Re: Use of words crucial to debate

Cliff Lundberg (cliff@noe.com)
Fri, 30 Jul 1999 12:55:24 -0700

Chris Cogan wrote:

>It should be pointed out that the judgment that so much of a genome is
>"junk" is based on the phenotype's view of things, not the gene's. From the
>point of the "junk" genes themselves, they are not junk. They are
>evolutionarily successful in that they have found a way to survive by
>hitching rides along with productive or useful genes.

How do you know the gene has a view at all? Can you say what you
mean without anthropomorphizing base pairs? If genes do have views,
how do you know they aren't altruistically viewing themselves as junk?
The 'selfish gene' idea implies a dynamic that isn't there. We don't see
genes reproducing like viruses, we don't see fatal excess-DNA mutations,
caused by genes who got too ambitious for their own good.

Is an ineffective non-coding bit of DNA a gene at all? Might the term 'gene'
be reserved for something that affects the phenotype?

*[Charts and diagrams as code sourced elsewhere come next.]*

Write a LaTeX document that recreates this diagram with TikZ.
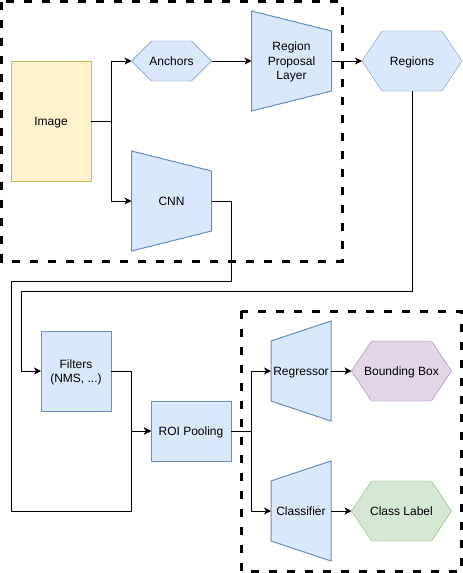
\documentclass[tikz,border=0pt]{standalone}
\usepackage{fontspec}
\setmainfont{Liberation Sans}
\usetikzlibrary{arrows.meta,backgrounds}

\definecolor{fblue}{HTML}{DAE8FC}
\definecolor{dblue}{HTML}{6C8EBF}
\definecolor{fyellow}{HTML}{FFF2CC}
\definecolor{dyellow}{HTML}{D6B656}
\definecolor{fpurple}{HTML}{E1D5E7}
\definecolor{dpurple}{HTML}{9673A6}
\definecolor{fgreen}{HTML}{D5E8D4}
\definecolor{dgreen}{HTML}{82B366}

\begin{document}
\begin{tikzpicture}[x=1pt, y=-1pt,
    every node/.style={font=\fontsize{12}{14.5}\selectfont, inner sep=0pt,
      outer sep=0pt, align=center, text depth=0pt},
    sz/.style 2 args={minimum width=#1, minimum height=#2},
    blk/.style={draw=dblue, fill=fblue, line width=1pt},
    arr/.style={line width=1pt, -{Stealth[length=7pt, width=7pt, inset=2pt]}},
    groupbox/.style={line width=3pt, dash pattern=on 8pt off 10pt}]

  \useasboundingbox (0,0) rectangle (463,573);

  % Proposal stage
  \node[sz={80pt}{120pt}, draw=dyellow, fill=fyellow, line width=1pt] (img) at (51,121) {Image};
  \node[sz={80pt}{40pt}] (anc) at (171.5,61) {Anchors};
  \node[sz={80pt}{100pt}] (rpl) at (291.5,61) {Region\\Proposal\\Layer};
  \node[sz={100pt}{60pt}] (reg) at (412,61) {Regions};
  \node[sz={80pt}{100pt}] (cnn) at (171.5,201) {CNN};

  % Detection stage
  \node[sz={70pt}{80pt}, blk] (flt) at (76,371) {Filters\\(NMS, ...)};
  \node[sz={80pt}{60pt}, blk] (roi) at (191,431) {ROI Pooling};
  \node[sz={60pt}{100pt}] (rgs) at (301,371) {Regressor};
  \node[sz={60pt}{100pt}] (cls) at (301,511) {Classifier};
  \node[sz={100pt}{60pt}] (bbox) at (401.5,371) {Bounding Box};
  \node[sz={100pt}{60pt}] (clab) at (401.5,511) {Class Label};

  % shapes behind the labels
  \begin{scope}[on background layer, line width=1pt]
    \foreach \n/\c in {anc/blue, reg/blue, bbox/purple, clab/green}
      \draw[draw=d\c, fill=f\c] (\n.west) -- ([xshift=20pt]\n.north west)
        -- ([xshift=-20pt]\n.north east) -- (\n.east)
        -- ([xshift=-20pt]\n.south east) -- ([xshift=20pt]\n.south west) -- cycle;
    \foreach \n in {rpl, cnn}
      \draw[blk] (\n.north west) -- ([yshift=-20pt]\n.north east)
        -- ([yshift=20pt]\n.south east) -- (\n.south west) -- cycle;
    \foreach \n in {rgs, cls}
      \draw[blk] ([yshift=-20pt]\n.north west) -- (\n.north east)
        -- (\n.south east) -- ([yshift=20pt]\n.south west) -- cycle;
  \end{scope}

  % connectors
  \draw[arr] (img.east) -- ++(20,0) coordinate (split1) |- (anc.west);
  \draw[arr] (split1) |- (cnn.west);
  \draw[arr] (anc.east) -- (rpl.west);
  \draw[arr] (rpl.east) -- (reg.west);
  \draw[arr] (cnn.east) -- ++(20,0) -- ++(0,80) -| ++(-220,230) -- ++(120,0) |- (roi.west);
  \draw[arr] (reg.south) -- ++(0,200) -| ([xshift=-20pt]flt.west) -- (flt.west);
  \draw[arr] (flt.east) -- ++(20,0) |- (roi.west);
  \draw[arr] (roi.east) -- ++(20,0) coordinate (split2) |- (rgs.west);
  \draw[arr] (split2) |- (cls.west);
  \draw[arr] (rgs.east) -- (bbox.west);
  \draw[arr] (cls.east) -- (clab.west);

  % group frames
  \draw[groupbox] (1.5,1.5) rectangle (342,261);
  \draw[groupbox] (241,311) rectangle (461.5,571);
\end{tikzpicture}
\end{document}
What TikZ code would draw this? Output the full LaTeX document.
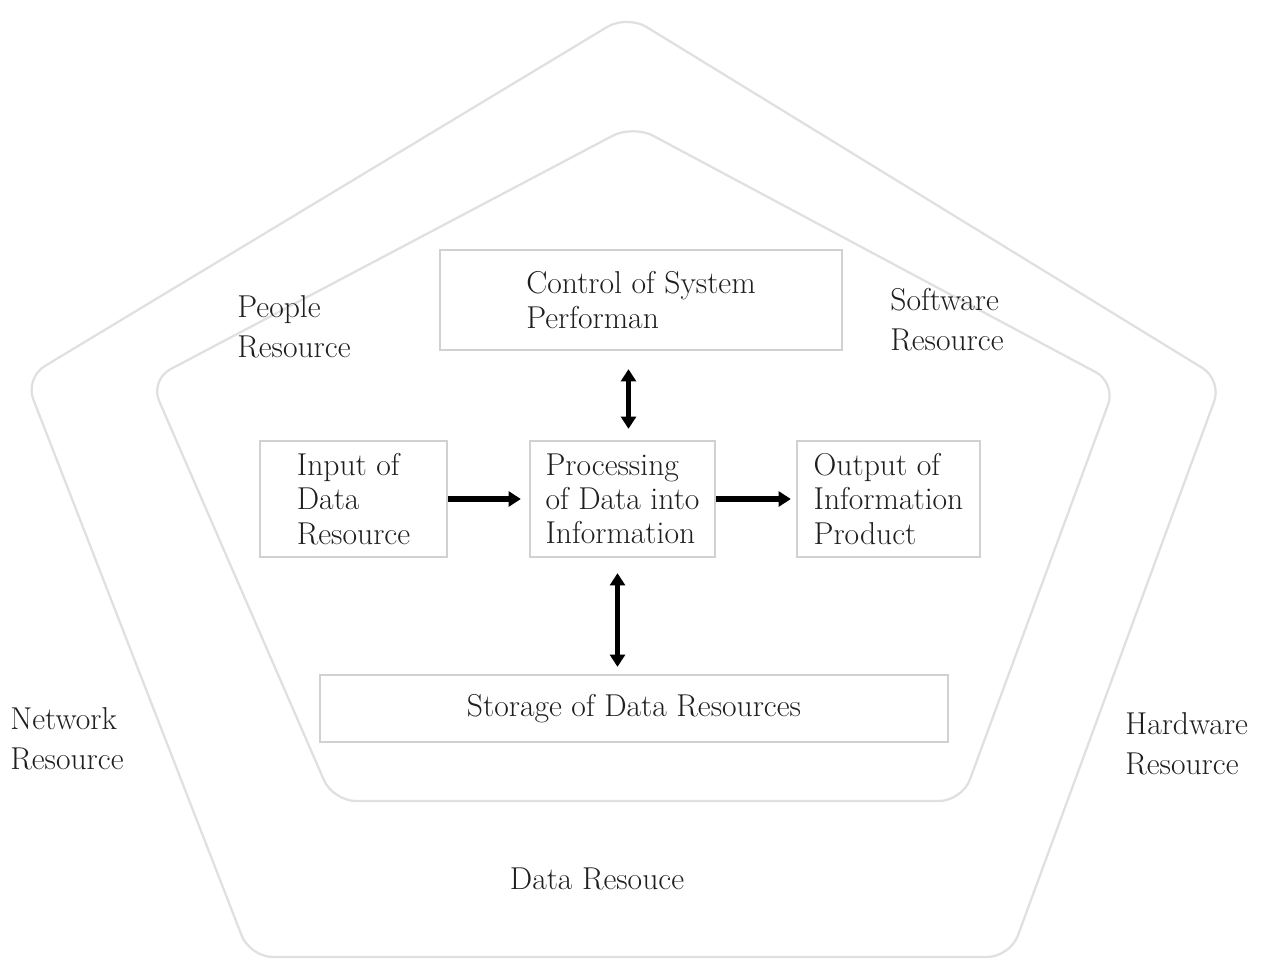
\documentclass[tikz,border=0pt]{standalone}
\usetikzlibrary{arrows.meta,calc}
\begin{document}
\begin{tikzpicture}[x=0.02cm,y=-0.02cm,
  every node/.style={text=black!88},
  boxfont/.style={font=\fontsize{18}{19.5}\selectfont},
  lblfont/.style={font=\fontsize{18}{23}\selectfont},
  ring/.style={draw=black!12, line width=1.3pt, rounded corners=13pt},
  stepbox/.style={boxfont, draw=black!18, line width=1.3pt, align=left, inner sep=0pt},
  lbl/.style={lblfont, align=left, anchor=north west, inner sep=0pt},
  tip/.tip={Triangle[length=7pt,width=8.5pt]},
  flow/.style={line width=3pt, -tip},
  both/.style={line width=3pt, tip-tip},
]
\useasboundingbox (0,0) rectangle (1274,960);

% resource layers
\draw[ring] (627,15) -- (1222,380) -- (1010,957) -- (250,957) -- (25,378) -- cycle;
\draw[ring] (633,125) -- (1116,383) -- (962,801) -- (333,801) -- (150,380) -- cycle;

% information system activities
\node[stepbox, minimum width=8.04cm, minimum height=2cm] (ctrl) at (641,300)
  {Control of System\\Performan};
\node[stepbox, minimum width=3.74cm, minimum height=2.32cm] (inp) at (353.5,499)
  {Input of\\Data\\Resource};
\node[stepbox, minimum width=3.7cm, minimum height=2.32cm] (proc) at (622.5,499)
  {Processing\\of Data into\\Information};
\node[stepbox, minimum width=3.66cm, minimum height=2.32cm] (out) at (888.5,499)
  {Output of\\Information\\Product};
\node[stepbox, minimum width=12.56cm, minimum height=1.34cm] (stor) at (634,708.5)
  {Storage of Data Resources};

% resource labels
\node[lbl] (people) at (237,295) {People\\Resource};
\node[lbl] (soft) at (890,288) {Software\\Resource};
\node[lbl] (net) at (10,707) {Network\\Resource};
\node[lbl] (hard) at (1125,712) {Hardware\\Resource};
\node[lblfont, anchor=north, inner sep=0pt] (data) at (597,868) {Data Resouce};

% flows
\draw[both] ($(proc.north)+(6,-11)$) -- ($(proc.north |- ctrl.south)+(6,18)$);
\draw[flow] (inp.east) -- ([xshift=-0.16cm]proc.west);
\draw[flow] (proc.east) -- ([xshift=-0.1cm]out.west);
\draw[both] ($(proc.south)+(-5,15)$) -- ($(proc.south |- stor.north)+(-5,-7)$);
\end{tikzpicture}
\end{document}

Isn't it possible that non-coding DNA serves some purpose, perhaps
as potential raw material for future genes?

Isn't it more sensible to say that junk DNA is just historical baggage, like
a vestigial structure in the phenotype? Could we say vesitigial structures
are junk anatomy?

>We already know that
>some genes are parasitical on other genes, so why might there not be genes
>that are not particularly harmful but not useful either?

Here you inferring something obvious and well-known from something
incomprehensible. Is a vestigial structure a parasite?

Samuel Butler said the chicken is simply the egg's means of insuring the
production of more eggs. He saw the funniness in turning things upside
down. Dawkins takes this confusion seriously, with his selfish gene concept.